Thanks in advance.Give thanks when they're deserved, not ahead of time. Many consider that rude, as if you're taking them helping for granted.

1. Am I understanding the bolded statement to read that int a and b are added ( a += b) and assigned to a?Yes.

2. t.add(x, y); System.out.println(x); the value of x is still 1. Am I understanding this to mean, that no matter what happened in #1, in #2 the value of x will always be "1".If x is passed by value, yes. You can think of it like this: First the value is extracted from x. Second that value is sent to the method t.add. Third, t.add initiates a local variable a to that value. Fourth, the value of that local variable is changed.If this is correct, what would be the value of "a"? Or does something have to be declared there before it will assume any value? When I read it, whatever "a" is and "b" is when they are added it goes into "a".That's true. However, both a and b fall out of scope when t.add returns, so at this stage, they no longer exist.Should I be concerned with what is in them at this point? If I shouldn't then I dont understand why the red bolded statement even exists if I dont know what is in the a's and b's.The red bolded statement is important not because of the fact a was changed, but because the fact x is unchanged. And no, you shouldn't be concerned about the value of a at this stage, because a doesn't exist any longer.

3. Am I understanding in the first part, there is nothing declared and instantiated? and in the second part t is declared as a test and instantiated? This qualifies as creating an object?In fact, both a and b are declared in Test.add, and both are instantiated when t.add is called.

Both parts are using an add method right?? So why would what happens with the a's and b's have anything to do with the x's and y's?Because if the variables were sent by reference and not by value, then x would be the same variable as a, which means that the value of x would be changed when the value of a is changed.

I could even understand if it is so simple a 10 yr old could get it...I just want to get it, so reading this stuff makes some sense to me.I think you got it even before you asked :)

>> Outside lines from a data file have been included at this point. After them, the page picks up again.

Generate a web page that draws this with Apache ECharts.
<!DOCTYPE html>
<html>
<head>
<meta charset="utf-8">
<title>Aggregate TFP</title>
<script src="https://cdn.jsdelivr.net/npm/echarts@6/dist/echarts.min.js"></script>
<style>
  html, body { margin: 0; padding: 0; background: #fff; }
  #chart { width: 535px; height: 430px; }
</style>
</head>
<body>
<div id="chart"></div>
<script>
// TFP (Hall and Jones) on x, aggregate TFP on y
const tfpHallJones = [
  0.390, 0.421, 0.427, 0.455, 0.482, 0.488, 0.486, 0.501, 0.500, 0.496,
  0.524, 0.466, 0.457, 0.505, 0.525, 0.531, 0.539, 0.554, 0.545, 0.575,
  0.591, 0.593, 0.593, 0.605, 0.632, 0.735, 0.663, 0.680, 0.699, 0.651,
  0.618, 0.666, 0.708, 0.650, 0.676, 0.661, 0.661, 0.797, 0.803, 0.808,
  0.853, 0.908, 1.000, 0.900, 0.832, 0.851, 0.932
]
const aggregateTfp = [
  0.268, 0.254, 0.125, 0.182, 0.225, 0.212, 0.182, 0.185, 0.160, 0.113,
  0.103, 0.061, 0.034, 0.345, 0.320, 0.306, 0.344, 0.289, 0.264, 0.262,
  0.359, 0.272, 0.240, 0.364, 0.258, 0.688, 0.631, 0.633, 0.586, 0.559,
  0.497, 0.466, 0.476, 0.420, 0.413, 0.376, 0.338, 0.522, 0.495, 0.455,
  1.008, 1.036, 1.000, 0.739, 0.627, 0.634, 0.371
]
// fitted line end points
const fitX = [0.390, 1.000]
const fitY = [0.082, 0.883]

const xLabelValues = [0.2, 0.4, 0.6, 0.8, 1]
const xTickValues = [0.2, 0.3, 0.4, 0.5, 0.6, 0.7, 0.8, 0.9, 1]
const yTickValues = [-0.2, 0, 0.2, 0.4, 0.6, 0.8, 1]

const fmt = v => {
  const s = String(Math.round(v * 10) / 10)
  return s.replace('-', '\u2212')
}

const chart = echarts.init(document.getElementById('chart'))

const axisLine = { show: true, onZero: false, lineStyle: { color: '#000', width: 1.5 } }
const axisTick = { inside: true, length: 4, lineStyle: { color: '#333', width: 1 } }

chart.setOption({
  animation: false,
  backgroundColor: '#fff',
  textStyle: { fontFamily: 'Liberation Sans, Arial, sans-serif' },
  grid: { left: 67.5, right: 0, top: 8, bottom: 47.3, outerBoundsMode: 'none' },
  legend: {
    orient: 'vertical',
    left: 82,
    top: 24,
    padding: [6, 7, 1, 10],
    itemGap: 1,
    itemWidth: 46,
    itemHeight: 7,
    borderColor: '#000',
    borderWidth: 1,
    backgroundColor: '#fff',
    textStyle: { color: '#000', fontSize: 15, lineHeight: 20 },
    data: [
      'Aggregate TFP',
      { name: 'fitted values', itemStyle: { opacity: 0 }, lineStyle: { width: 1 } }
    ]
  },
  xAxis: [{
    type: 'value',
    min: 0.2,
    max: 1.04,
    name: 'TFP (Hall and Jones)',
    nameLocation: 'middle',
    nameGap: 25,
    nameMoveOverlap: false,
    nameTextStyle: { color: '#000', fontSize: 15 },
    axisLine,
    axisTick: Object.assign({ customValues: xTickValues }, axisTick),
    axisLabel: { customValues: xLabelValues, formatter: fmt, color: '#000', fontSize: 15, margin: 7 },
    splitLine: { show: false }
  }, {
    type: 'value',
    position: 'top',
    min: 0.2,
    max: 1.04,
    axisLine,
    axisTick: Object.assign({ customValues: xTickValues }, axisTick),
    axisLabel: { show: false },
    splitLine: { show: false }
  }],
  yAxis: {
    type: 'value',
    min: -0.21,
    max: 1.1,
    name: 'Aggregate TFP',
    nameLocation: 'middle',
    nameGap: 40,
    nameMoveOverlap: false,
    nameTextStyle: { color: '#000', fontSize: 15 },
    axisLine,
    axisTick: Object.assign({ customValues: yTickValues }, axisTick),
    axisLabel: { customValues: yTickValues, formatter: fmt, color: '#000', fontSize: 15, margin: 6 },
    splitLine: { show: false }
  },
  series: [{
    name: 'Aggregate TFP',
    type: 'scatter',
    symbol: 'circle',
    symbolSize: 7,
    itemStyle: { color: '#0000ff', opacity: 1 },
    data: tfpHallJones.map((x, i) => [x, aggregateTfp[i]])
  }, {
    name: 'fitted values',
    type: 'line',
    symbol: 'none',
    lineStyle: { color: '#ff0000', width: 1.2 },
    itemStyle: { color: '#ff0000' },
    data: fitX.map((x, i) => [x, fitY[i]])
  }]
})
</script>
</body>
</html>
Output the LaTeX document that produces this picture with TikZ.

The more positive spin on "thanks in advance" is that I know you don't have to help me, but I appreciate you reading this....in advance although I will thank you profusely afterwards:)

If you say I got it, then why re-reading it confused me all the more? Or am I reading too much into it?

The second part to that, which I'm hoping I get, is this:

If you pass in an object, its reference is passed in, rather than a copy of the object. So if you change the object within the method, it changes the object variable outside of the method. Correct?

So then in the first post, I passed in a reference to an object...not the actual object. So x will always equal 1 because the change is only to the reference not the actual value.

I don't know, maybe you are right and I do get it...Im still wanting something to "click".

Thanks much for taking the time to explain it to me. I really do appreciate it.

You can think of pass-by-value as passing a copy of the primitive/object. So in your first example when you do t.add(x,y) you're saying "Find the values of x and y and put them here, but don't actually put the x and y object here". In this sense, the add-method gets the parameters 1 and 2, but it doesn't actually get the variables x and y.

For pass-by-reference you can think of it as saying "Here's the location of the object. If you need to look at it or change it, you can do so by going to it's location." This is different in that it's not a copy of the object that's being passed as a parameter, but a reference to where the object is so that the method can use it. Any changes the method makes are then reflected in the object.

Here's an example:
Pass-By-Value: Your friend Jim has a front door on his house that is painted Black. I go to the store and buy an identical door in style/color and give it to you. You now know what type of door Jim has and what color it is, and may use this information however you please. But say you paint the door I gave you red, does Jim's door change to red as well? The answer is no. Although when I gave the door to you it was the same as Jim's door in all respects (style/color), they are not the SAME door, so the changes you make to the door I gave you will not be reflected in Jim's door. Anyone driving by Jim's house will still see a black door.

Pass-By-Reference: Your friend Jim has a front door on his house that is painted Black. This time I tell you, "Jim lives at 555 Birch St. and if you need to see his door you can go to his house to look at it". Now if you want to find out what style or color Jim's door is you can go to his house to find out that information. This time, if you go to Jim's house and paint the door red, does Jim's door change to red? The answer this time is yes. You went to Jim's house and changed some aspect of it, and anyone driving by Jim's house will now see a red door instead of a black door.

I'm not the best at coming up with examples, but I hope that helped.

Thank you, thank you, thank you. You have NO idea how much.